Monday, June 20, 2016

Nuclear Power - Why NDP direction is wrong!

The public at large are misinformed, ignorant and kept that way because it serves the NDP purpose (whatever that is)  The newly built wind farm in southern Alberta is being rebuilt at who's expense?

The world is going Nuclear!

A nuclear plant would outlive a wind farm by 90 years!  The point I'm trying to make with this article is that if the NDP does not change direction somewhat, we will not be competitive in the world for marketing anything.  

The 3-mile island misadventure was one of many of its day.  The reason being the US Government turned over to private industry the design of the US Submarine power plants and the go-ahead to build the same nuclear reactors that were installed in US submarines.

The US Navy complied but never told the industry that design had inherent heating problems which remained unfixed!  Once built and put into production these plants overheated. In most cases, the companies reduced output by 50%  to accommodate inadequate heating.   Many of these companies went broke; had no money left to trim trees etc.

Since those early days, there have been many innovations allowing plants a near 100-year lifespan

The "rods" are hollow tubes filled with ceramic beads that have a minuscule amount of radioactive material embedded within.
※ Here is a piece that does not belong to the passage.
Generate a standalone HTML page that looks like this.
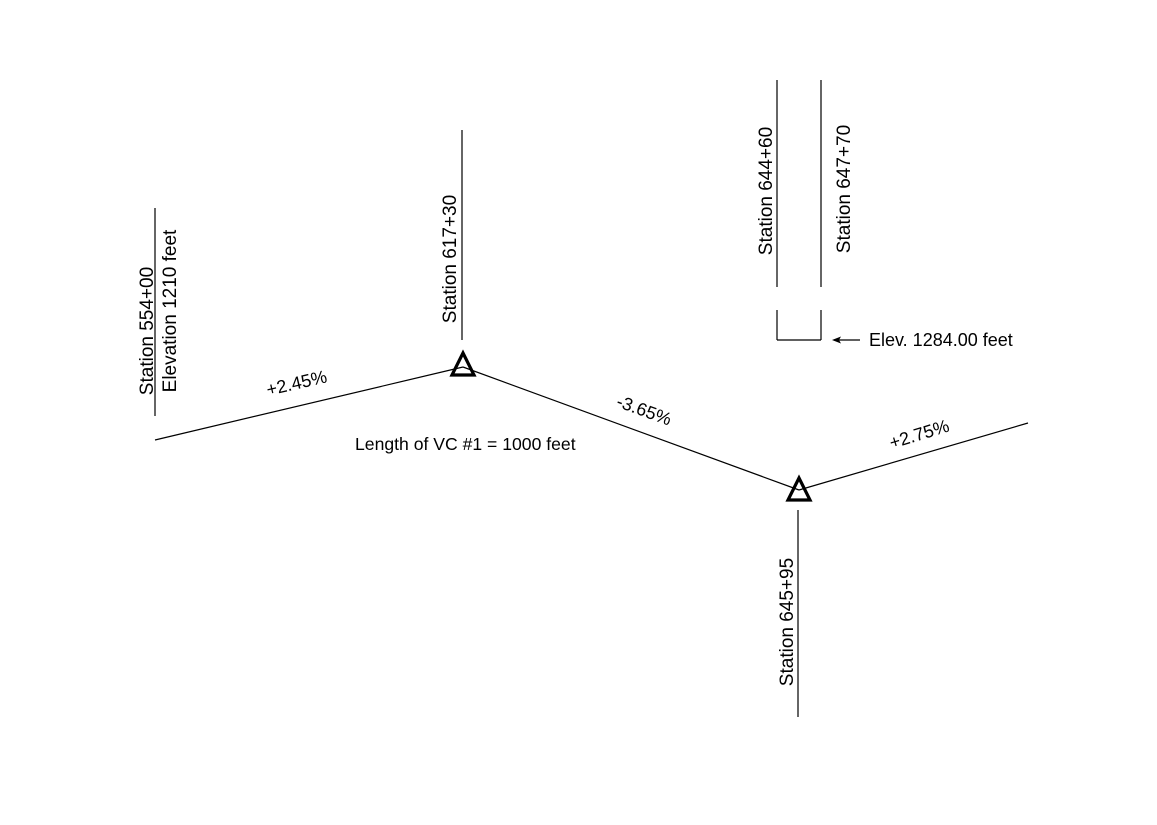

Militarily of no value.

These tubes are changed out about every 3 years in operation.  One design on some new plants is to have storage on site for 40 years of spent tubes.  Speaking of which, the tubes start at 4% and are pulled out at 1%.  A years operation of such a nuclear facility would produce enough spent rods to fill a family refrigerator at 2000 MW production for a full year.  Rods preform for 3 years!

Canada's Candu Reactor design recharges its own tubes so there is no waste to the process.
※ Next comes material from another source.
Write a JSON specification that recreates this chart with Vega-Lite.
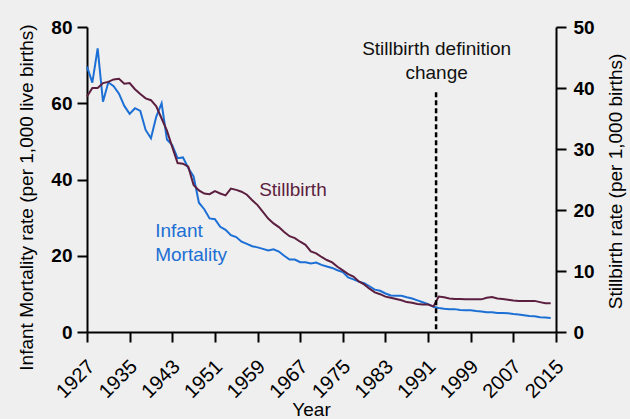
{
  "$schema": "https://vega.github.io/schema/vega-lite/v6.json",
  "width": 469,
  "height": 305,
  "autosize": {"type": "none"},
  "padding": {"left": 87, "top": 27, "right": 74, "bottom": 87},
  "background": "#efefef",
  "config": {
    "view": {"stroke": null},
    "font": "Liberation Sans",
    "axis": {
      "grid": false,
      "domainColor": "#000000",
      "domainWidth": 2,
      "tickColor": "#000000",
      "tickWidth": 2,
      "tickSize": 10,
      "labelColor": "#000000",
      "titleColor": "#000000",
      "labelFont": "Liberation Sans",
      "titleFont": "Liberation Sans",
      "titleFontWeight": "normal"
    }
  },
  "datasets": {
    "infant": [
      {"year": 1927, "v": 69.6}, {"year": 1928, "v": 65.4}, {"year": 1929, "v": 74.4}, {"year": 1930, "v": 60.4},
      {"year": 1931, "v": 65.5}, {"year": 1932, "v": 64.5}, {"year": 1933, "v": 62.5}, {"year": 1934, "v": 59.3},
      {"year": 1935, "v": 57.2}, {"year": 1936, "v": 58.7}, {"year": 1937, "v": 58.0}, {"year": 1938, "v": 53.0},
      {"year": 1939, "v": 50.8}, {"year": 1940, "v": 56.5}, {"year": 1941, "v": 60.0}, {"year": 1942, "v": 50.5},
      {"year": 1943, "v": 49.0}, {"year": 1944, "v": 45.6}, {"year": 1945, "v": 45.8}, {"year": 1946, "v": 43.0},
      {"year": 1947, "v": 40.8}, {"year": 1948, "v": 33.9}, {"year": 1949, "v": 32.2}, {"year": 1950, "v": 29.8},
      {"year": 1951, "v": 29.6}, {"year": 1952, "v": 27.6}, {"year": 1953, "v": 26.8}, {"year": 1954, "v": 25.4},
      {"year": 1955, "v": 24.9}, {"year": 1956, "v": 23.7}, {"year": 1957, "v": 23.1}, {"year": 1958, "v": 22.5},
      {"year": 1959, "v": 22.2}, {"year": 1960, "v": 21.8}, {"year": 1961, "v": 21.4}, {"year": 1962, "v": 21.7},
      {"year": 1963, "v": 21.1}, {"year": 1964, "v": 20.0}, {"year": 1965, "v": 19.0}, {"year": 1966, "v": 19.0},
      {"year": 1967, "v": 18.3}, {"year": 1968, "v": 18.3}, {"year": 1969, "v": 18.0}, {"year": 1970, "v": 18.2},
      {"year": 1971, "v": 17.6}, {"year": 1972, "v": 17.2}, {"year": 1973, "v": 16.8}, {"year": 1974, "v": 16.2},
      {"year": 1975, "v": 15.7}, {"year": 1976, "v": 14.3}, {"year": 1977, "v": 13.8}, {"year": 1978, "v": 13.2},
      {"year": 1979, "v": 12.8}, {"year": 1980, "v": 12.0}, {"year": 1981, "v": 11.1}, {"year": 1982, "v": 10.8},
      {"year": 1983, "v": 10.1}, {"year": 1984, "v": 9.6}, {"year": 1985, "v": 9.5}, {"year": 1986, "v": 9.5},
      {"year": 1987, "v": 9.1}, {"year": 1988, "v": 8.8}, {"year": 1989, "v": 8.3}, {"year": 1990, "v": 7.8},
      {"year": 1991, "v": 7.3}, {"year": 1992, "v": 6.6}, {"year": 1993, "v": 6.3}, {"year": 1994, "v": 6.1},
      {"year": 1995, "v": 6.0}, {"year": 1996, "v": 6.0}, {"year": 1997, "v": 5.8}, {"year": 1998, "v": 5.7},
      {"year": 1999, "v": 5.7}, {"year": 2000, "v": 5.5}, {"year": 2001, "v": 5.4}, {"year": 2002, "v": 5.2},
      {"year": 2003, "v": 5.2}, {"year": 2004, "v": 5.0}, {"year": 2005, "v": 5.0}, {"year": 2006, "v": 4.9},
      {"year": 2007, "v": 4.7}, {"year": 2008, "v": 4.6}, {"year": 2009, "v": 4.4}, {"year": 2010, "v": 4.2},
      {"year": 2011, "v": 4.1}, {"year": 2012, "v": 3.9}, {"year": 2013, "v": 3.8}, {"year": 2014, "v": 3.7}
    ],
    "still": [
      {"year": 1927, "v": 38.6}, {"year": 1928, "v": 40.0}, {"year": 1929, "v": 40.0}, {"year": 1930, "v": 40.8},
      {"year": 1931, "v": 41.0}, {"year": 1932, "v": 41.4}, {"year": 1933, "v": 41.5}, {"year": 1934, "v": 40.7},
      {"year": 1935, "v": 40.8}, {"year": 1936, "v": 39.8}, {"year": 1937, "v": 39.0}, {"year": 1938, "v": 38.3},
      {"year": 1939, "v": 38.0}, {"year": 1940, "v": 37.0}, {"year": 1941, "v": 35.0}, {"year": 1942, "v": 33.0},
      {"year": 1943, "v": 30.3}, {"year": 1944, "v": 27.7}, {"year": 1945, "v": 27.6}, {"year": 1946, "v": 27.1},
      {"year": 1947, "v": 24.1}, {"year": 1948, "v": 23.2}, {"year": 1949, "v": 22.7}, {"year": 1950, "v": 22.6},
      {"year": 1951, "v": 23.1}, {"year": 1952, "v": 22.7}, {"year": 1953, "v": 22.4}, {"year": 1954, "v": 23.5},
      {"year": 1955, "v": 23.3}, {"year": 1956, "v": 23.0}, {"year": 1957, "v": 22.5}, {"year": 1958, "v": 21.6},
      {"year": 1959, "v": 20.8}, {"year": 1960, "v": 19.7}, {"year": 1961, "v": 18.6}, {"year": 1962, "v": 17.8},
      {"year": 1963, "v": 17.2}, {"year": 1964, "v": 16.4}, {"year": 1965, "v": 15.7}, {"year": 1966, "v": 15.4},
      {"year": 1967, "v": 14.8}, {"year": 1968, "v": 14.3}, {"year": 1969, "v": 13.2}, {"year": 1970, "v": 12.9},
      {"year": 1971, "v": 12.3}, {"year": 1972, "v": 11.8}, {"year": 1973, "v": 11.4}, {"year": 1974, "v": 10.7},
      {"year": 1975, "v": 10.1}, {"year": 1976, "v": 9.5}, {"year": 1977, "v": 9.1}, {"year": 1978, "v": 8.3},
      {"year": 1979, "v": 7.8}, {"year": 1980, "v": 7.1}, {"year": 1981, "v": 6.5}, {"year": 1982, "v": 6.2},
      {"year": 1983, "v": 5.8}, {"year": 1984, "v": 5.6}, {"year": 1985, "v": 5.4}, {"year": 1986, "v": 5.2},
      {"year": 1987, "v": 4.9}, {"year": 1988, "v": 4.8}, {"year": 1989, "v": 4.6}, {"year": 1990, "v": 4.5},
      {"year": 1991, "v": 4.5}, {"year": 1992, "v": 4.2}, {"year": 1993, "v": 5.8}, {"year": 1994, "v": 5.7},
      {"year": 1995, "v": 5.5}, {"year": 1996, "v": 5.4}, {"year": 1997, "v": 5.4}, {"year": 1998, "v": 5.35},
      {"year": 1999, "v": 5.35}, {"year": 2000, "v": 5.35}, {"year": 2001, "v": 5.35}, {"year": 2002, "v": 5.6},
      {"year": 2003, "v": 5.75}, {"year": 2004, "v": 5.5}, {"year": 2005, "v": 5.4}, {"year": 2006, "v": 5.3},
      {"year": 2007, "v": 5.15}, {"year": 2008, "v": 5.1}, {"year": 2009, "v": 5.1}, {"year": 2010, "v": 5.1},
      {"year": 2011, "v": 5.1}, {"year": 2012, "v": 4.9}, {"year": 2013, "v": 4.7}, {"year": 2014, "v": 4.7}
    ],
    "infantLabel": [{"year": 1939.8, "v": 25.0, "label": "Infant\nMortality"}],
    "stillLabel": [{"year": 1959.3, "v": 22.3, "label": "Stillbirth"}],
    "annot": [{"year": 1992.6, "v": 45.4, "label": "Stillbirth definition\nchange"}],
    "rule": [{"year": 1992.5, "v": 39.3, "v2": 0}]
  },
  "encoding": {
    "x": {
      "field": "year",
      "type": "quantitative",
      "scale": {"domain": [1927, 2015], "nice": false, "zero": false},
      "axis": {
        "values": [1927, 1935, 1943, 1951, 1959, 1967, 1975, 1983, 1991, 1999, 2007, 2015],
        "format": "d",
        "labelAngle": -45,
        "labelAlign": "right",
        "labelBaseline": "top",
        "labelFlush": false,
        "labelOverlap": false,
        "labelFontSize": 20,
        "labelPadding": 14,
        "labelOffset": -3,
        "title": "Year",
        "titleFontSize": 19,
        "titleX": 224,
        "titleY": 83,
        "titleBaseline": "alphabetic",
        "titleAlign": "center"
      }
    }
  },
  "layer": [
    {
      "encoding": {
        "y": {
          "field": "v",
          "type": "quantitative",
          "scale": {"domain": [0, 80], "nice": false},
          "axis": {
            "orient": "left",
            "values": [0, 20, 40, 60, 80],
            "labelFontSize": 19,
            "labelFontWeight": "bold",
            "labelPadding": 5,
            "title": "Infant Mortality rate (per 1,000 live births)",
            "titleFontSize": 19,
            "titleAngle": 270,
            "titleX": -61,
            "titleY": 170,
            "titleBaseline": "middle",
            "titleAlign": "center"
          }
        }
      },
      "layer": [
        {
          "data": {"name": "infant"},
          "mark": {"type": "line", "color": "#1c6fd4", "strokeWidth": 2}
        },
        {
          "data": {"name": "infantLabel"},
          "mark": {"type": "text", "align": "left", "baseline": "alphabetic", "fontSize": 19, "lineBreak": "\n", "lineHeight": 24, "color": "#1c6fd4"},
          "encoding": {"text": {"field": "label"}}
        }
      ]
    },
    {
      "encoding": {
        "y": {
          "field": "v",
          "type": "quantitative",
          "scale": {"domain": [0, 50], "nice": false},
          "axis": {
            "orient": "right",
            "values": [0, 10, 20, 30, 40, 50],
            "labelFontSize": 19,
            "labelFontWeight": "bold",
            "labelPadding": 7,
            "title": "Stillbirth rate (per 1,000 births)",
            "titleFontSize": 19,
            "titleAngle": 270,
            "titleX": 59,
            "titleY": 154,
            "titleBaseline": "middle",
            "titleAlign": "center"
          }
        }
      },
      "layer": [
        {
          "data": {"name": "still"},
          "mark": {"type": "line", "color": "#5c1f40", "strokeWidth": 2}
        },
        {
          "data": {"name": "stillLabel"},
          "mark": {"type": "text", "align": "left", "baseline": "alphabetic", "fontSize": 19, "color": "#5c1f40"},
          "encoding": {"text": {"field": "label"}}
        },
        {
          "data": {"name": "annot"},
          "mark": {"type": "text", "align": "center", "baseline": "alphabetic", "fontSize": 19, "lineBreak": "\n", "lineHeight": 24, "color": "#111111"},
          "encoding": {"text": {"field": "label"}}
        },
        {
          "data": {"name": "rule"},
          "mark": {"type": "rule", "color": "#000000", "strokeWidth": 2.5, "strokeDash": [5, 3]},
          "encoding": {"y2": {"field": "v2"}}
        }
      ]
    }
  ],
  "resolve": {"scale": {"y": "independent"}}
}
When the cooling water circulates around the reactor it picks up free radical oxygen molecules.  This is what corrodes the cooling pipes.   3M  have recently come up with a diaphragm that fits in the cooling system and pulls out these same oxygen molecules.  This gives a reasonable view of a 100-year operating life and 1/4 or less of the present maintenance schedules.

NDP bloggers say all this is good but where will you find a company to build and pay for one?  Notley makes it a point to hire people of "like thinking" which seriously limits any ability for innovation.  Public pressure is needed!
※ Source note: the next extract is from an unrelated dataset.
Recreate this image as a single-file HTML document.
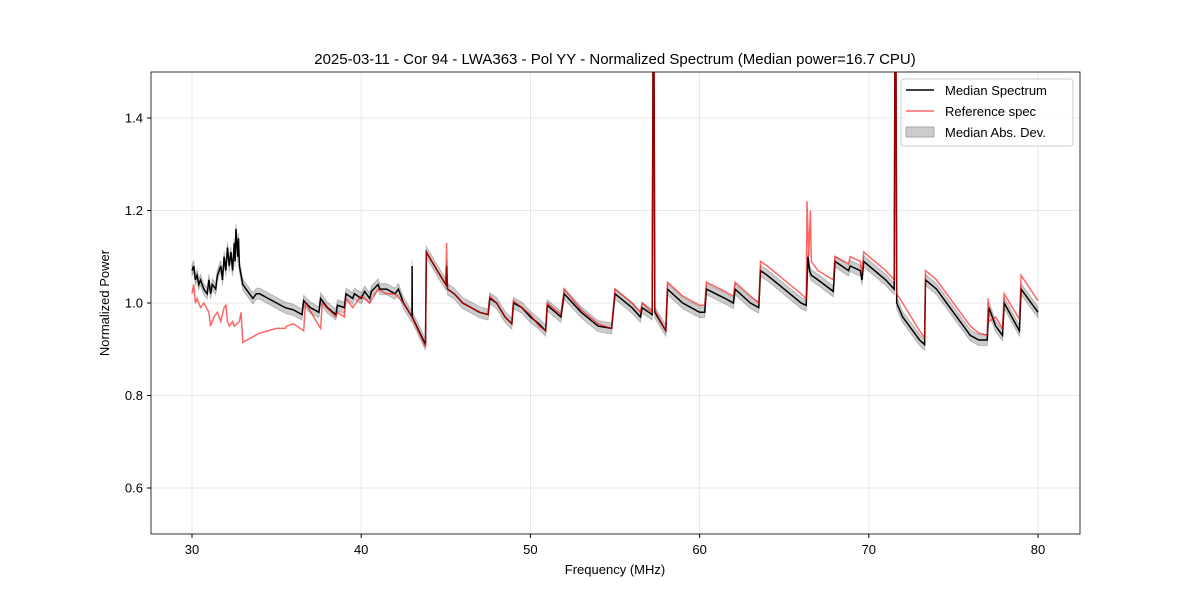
<!DOCTYPE html>
<html><head><meta charset="utf-8"><style>
body{margin:0;background:#fff;}
svg text{font-family:"Liberation Sans",sans-serif;fill:#000;}
</style></head><body>
<svg width="1200" height="600" viewBox="0 0 1200 600">
<defs><clipPath id="pc"><rect x="151" y="72" width="929" height="462"/></clipPath></defs>
<rect x="0" y="0" width="1200" height="600" fill="#fff"/>
<g id="grid"></g>
<g clip-path="url(#pc)">
<path id="band" fill="#000" fill-opacity="0.2" stroke="#000" stroke-opacity="0.2"/>
<path id="med" fill="none" stroke="#000" stroke-width="1.5"/>
<path id="ref" fill="none" stroke="#f00" stroke-opacity="0.6" stroke-width="1.5"/>
</g>
<rect x="151" y="72" width="929" height="462" fill="none" stroke="#000" stroke-width="0.8"/>
<g id="ticks"></g>
<text x="615" y="64" text-anchor="middle" font-size="15">2025-03-11 - Cor 94 - LWA363 - Pol YY - Normalized Spectrum (Median power=16.7 CPU)</text>
<text x="615" y="574" text-anchor="middle" font-size="13">Frequency (MHz)</text>
<text x="109" y="303" text-anchor="middle" font-size="13" transform="rotate(-90 109 303)">Normalized Power</text>
<g>
<rect x="901" y="79" width="172" height="67" rx="3" fill="#fff" fill-opacity="0.8" stroke="#ccc"/>
<line x1="906" y1="90" x2="934" y2="90" stroke="#000" stroke-width="1.5"/>
<text x="945" y="95" font-size="13">Median Spectrum</text>
<line x1="906" y1="111" x2="934" y2="111" stroke="#f66" stroke-width="1.5"/>
<text x="945" y="116" font-size="13">Reference spec</text>
<rect x="906" y="127" width="28" height="10" fill="#ccc" stroke="#aaa"/>
<text x="945" y="137" font-size="13">Median Abs. Dev.</text>
</g>
</svg>
<script>
const xTicks=[30,40,50,60,70,80];
const yTicks=[0.6,0.8,1.0,1.2,1.4];
const medFreq=[30,30.1,30.2,30.3,30.4,30.5,30.7,30.9,31,31.1,31.2,31.4,31.5,31.7,31.8,31.9,32,32.1,32.2,32.3,32.4,32.5,32.55,32.6,32.7,32.75,32.8,32.9,33,33.2,33.4,33.6,33.8,34,34.5,35,35.5,36,36.5,36.6,37,37.5,37.6,38,38.5,38.6,39,39.1,39.5,39.6,40,40.2,40.5,40.6,41,41.1,41.5,42,42.2,42.5,43,43.01,43.02,43.8,43.85,44.5,45,45.05,45.1,45.5,46,46.5,47,47.5,47.6,48,48.5,48.9,49,49.5,50,50.5,50.9,51,51.8,52,53,54,54.8,55,56,56.5,56.6,57.2,57.25,57.3,57.35,58,58.1,59,60,60.3,60.4,61.5,62,62.1,63,63.5,63.6,64,65,66,66.3,66.4,66.5,66.6,67,67.9,68,68.8,68.9,69.5,69.6,69.7,71,71.5,71.55,71.6,71.65,72,73,73.3,73.35,74,75,76,76.5,77,77.1,77.5,77.9,78,78.9,79,80];
const medVal=[1.07,1.08,1.05,1.06,1.04,1.05,1.03,1.02,1.05,1.02,1.04,1.03,1.06,1.08,1.05,1.1,1.07,1.12,1.08,1.11,1.07,1.13,1.09,1.16,1.1,1.14,1.08,1.06,1.04,1.03,1.02,1.01,1.02,1.02,1.01,1.0,0.99,0.985,0.975,1.005,0.99,0.98,1.01,0.99,0.975,0.995,0.99,1.02,1.01,1.02,1.01,1.025,1.01,1.025,1.04,1.03,1.03,1.02,1.03,1.0,0.97,1.08,0.97,0.91,1.11,1.07,1.04,1.08,1.03,1.02,1.0,0.99,0.98,0.975,1.01,1.0,0.97,0.955,1.0,0.99,0.97,0.955,0.94,0.995,0.97,1.02,0.98,0.95,0.945,1.02,0.99,0.97,0.99,0.975,1.6,1.6,0.98,0.94,1.03,1.0,0.98,0.98,1.03,1.01,1.0,1.03,1.0,0.99,1.07,1.06,1.03,1.0,0.995,1.1,1.07,1.06,1.05,1.025,1.09,1.07,1.08,1.07,1.05,1.09,1.05,1.03,1.6,1.6,1.0,0.97,0.92,0.91,1.05,1.03,0.98,0.93,0.92,0.92,0.99,0.95,0.93,1.0,0.94,1.03,0.98];
const refFreq=[30,30.1,30.2,30.3,30.5,30.7,31,31.1,31.3,31.5,31.7,31.9,32,32.1,32.2,32.4,32.5,32.8,32.9,33,33.5,34,35,35.5,35.6,36,36.6,36.7,37.6,37.7,38.5,38.6,39,39.1,39.5,40,40.5,41,41.5,42,42.5,43,43.8,43.85,44.5,45,45.05,45.1,45.5,46,47,47.5,47.6,48,48.5,48.9,49,50,50.5,50.9,51,51.8,52,53,54,54.8,55,56,56.5,56.6,57.2,57.25,57.3,57.35,58,58.1,59,60,60.3,60.4,61.5,62,62.1,63,63.5,63.6,64,65,66,66.3,66.35,66.45,66.55,66.6,67,67.9,68,68.8,68.9,69.5,69.6,69.7,71,71.5,71.55,71.6,71.65,72,73,73.3,73.35,74,75,76,76.5,77,77.05,77.1,77.5,77.9,78,78.9,79,80];
const refVal=[1.02,1.04,1.0,1.01,0.99,1.0,0.98,0.95,0.97,0.98,0.96,0.99,0.995,0.96,0.95,0.96,0.95,0.96,0.98,0.915,0.925,0.935,0.945,0.945,0.95,0.955,0.94,1.0,0.945,1.0,0.97,0.98,0.97,1.01,0.99,1.015,1.0,1.03,1.02,1.02,1.0,0.97,0.905,1.11,1.07,1.04,1.13,1.03,1.02,1.0,0.98,0.975,1.015,1.0,0.97,0.955,1.005,0.975,0.95,0.94,1.0,0.975,1.03,0.985,0.955,0.945,1.03,1.0,0.98,1.0,0.98,1.6,1.6,0.985,0.94,1.045,1.015,0.995,0.995,1.045,1.025,1.015,1.045,1.015,1.0,1.09,1.08,1.05,1.02,1.01,1.22,1.1,1.2,1.09,1.07,1.05,1.1,1.085,1.1,1.09,1.065,1.11,1.07,1.05,1.6,1.6,1.02,1.0,0.94,0.925,1.07,1.05,1.0,0.95,0.935,0.93,1.01,0.96,0.97,0.945,1.02,0.965,1.06,1.005];
const madWidth=0.012;
const X=f=>192+(f-30)*16.92;
const Y=v=>534.25-(v-0.5)*462.5;
const NS="http://www.w3.org/2000/svg";
const grid=document.getElementById('grid'),ticks=document.getElementById('ticks');
function mk(tag,attrs,parent){const e=document.createElementNS(NS,tag);for(const k in attrs)e.setAttribute(k,attrs[k]);parent.appendChild(e);return e;}
xTicks.forEach(t=>{const x=X(t);
const g=mk('line',{x1:x,x2:x,y1:72,y2:534,stroke:'#b0b0b0','stroke-opacity':0.35,'stroke-width':0.8},grid);


mk('line',{x1:x,x2:x,y1:534,y2:538,stroke:'#000'},ticks);
const tx=mk('text',{x:x,y:554,'text-anchor':'middle','font-size':13},ticks);tx.textContent=t;

});
yTicks.forEach(t=>{const y=Y(t);
const g=mk('line',{x1:151,x2:1080,y1:y,y2:y,stroke:'#b0b0b0','stroke-opacity':0.35,'stroke-width':0.8},grid);


mk('line',{x1:147,x2:151,y1:y,y2:y,stroke:'#000'},ticks);
const tx=mk('text',{x:143,y:y+4.5,'text-anchor':'end','font-size':13},ticks);tx.textContent=t.toFixed(1);

});
const line=(fs,vs)=>fs.map((f,i)=>(i?'L':'M')+X(f).toFixed(1)+','+Y(vs[i]).toFixed(1)).join('');
document.getElementById('med').setAttribute('d',line(medFreq,medVal));
document.getElementById('ref').setAttribute('d',line(refFreq,refVal));
let b=medFreq.map((f,i)=>(i?'L':'M')+X(f).toFixed(1)+','+Y(medVal[i]+madWidth).toFixed(1)).join('');
for(let i=medFreq.length-1;i>=0;i--)b+='L'+X(medFreq[i]).toFixed(1)+','+Y(medVal[i]-madWidth).toFixed(1);
document.getElementById('band').setAttribute('d',b+'Z');
</script>
</body></html>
Uranium is abundant and natural in sea water.  Now it is being extracted for use as atomic fuel.  The supply is endless and as renewable as sunshine!
It's not here yet; but soon.

Financing new nuclear power plants   
There is a range of possibilities for financing, from direct government funding with ongoing ownership, vendor financing (often with government assistance), utility financing and the Finnish Mankala model for cooperative equity. Some of the cost is usually debt financed. The models used will depend on whether the electricity market is regulated or liberalized.
Apart from centrally-planned economies, many projects have some combination of government financial incentives, private equity and long-term power purchase arrangements. The increasing involvement of reactor vendors is a recent development.

Some options are described in the WNA 2012 report:

How much is the Alberta Government paying towards its new wind farms?  Does the Taxpayer own them?  What kind of financing is in place?  The industry is sure as hell not giving away freebie deals.

Drawing again on Finland's experience which is expensive.  I will be using cents per kWh rather than the EUR/cent/KWh
Cost of Wind Generation  5.01 cents per 1000W/Hour
Cost of Coal                       4.43 cents per 1000W/H
Natural Gas                        3.92 cents per 1000W/H
Nuclear                               2.37 cents per 1000W/H
And, going to US Nordpool (Oil)                    4.24 cents per 1000W/H
Source:R. Tarjanne& K Luostarien, Lappeenante University of tech 03.07.2003

World Nuclear News editorial in February 2015 addressed this issue helpfully.
Deregulated electricity markets with preferential grid access for renewables have left some utilities with stranded assets, which can no longer be used sufficiently fully to be profitable. As a result, many are being decommissioned, eg about 9 GWe by E.On and RWE in Germany in 2013, and a further 7.3 GWe expected there (apart from nuclear capacity).
The economic rationale for electricity from any plants with high capital cost and long life does not translate into an incentive for investment unless some long-term electricity price is assured. This has been tackled differently in various countries.

South Korea is now building 4 nuclear reactors.  China has 32 Nuclear Reactors with 22 more being built now!  

  • The cost of attempting to replace nuclear power with renewable is estimated by the government to amount to some €1000 billion without any assurance of a reliable outcome, and with increasing reliance on coal, especially lignite.

  • Mexico has two nuclear reactors generating almost 4% of its electricity.
  • India has a flourishing and largely indigenous nuclear power programme and expects to have 14.6 GWe nuclear capacity on line by 2024 and 63 GWe by 2032. It aims to supply 25% of electricity from nuclear power by 2050.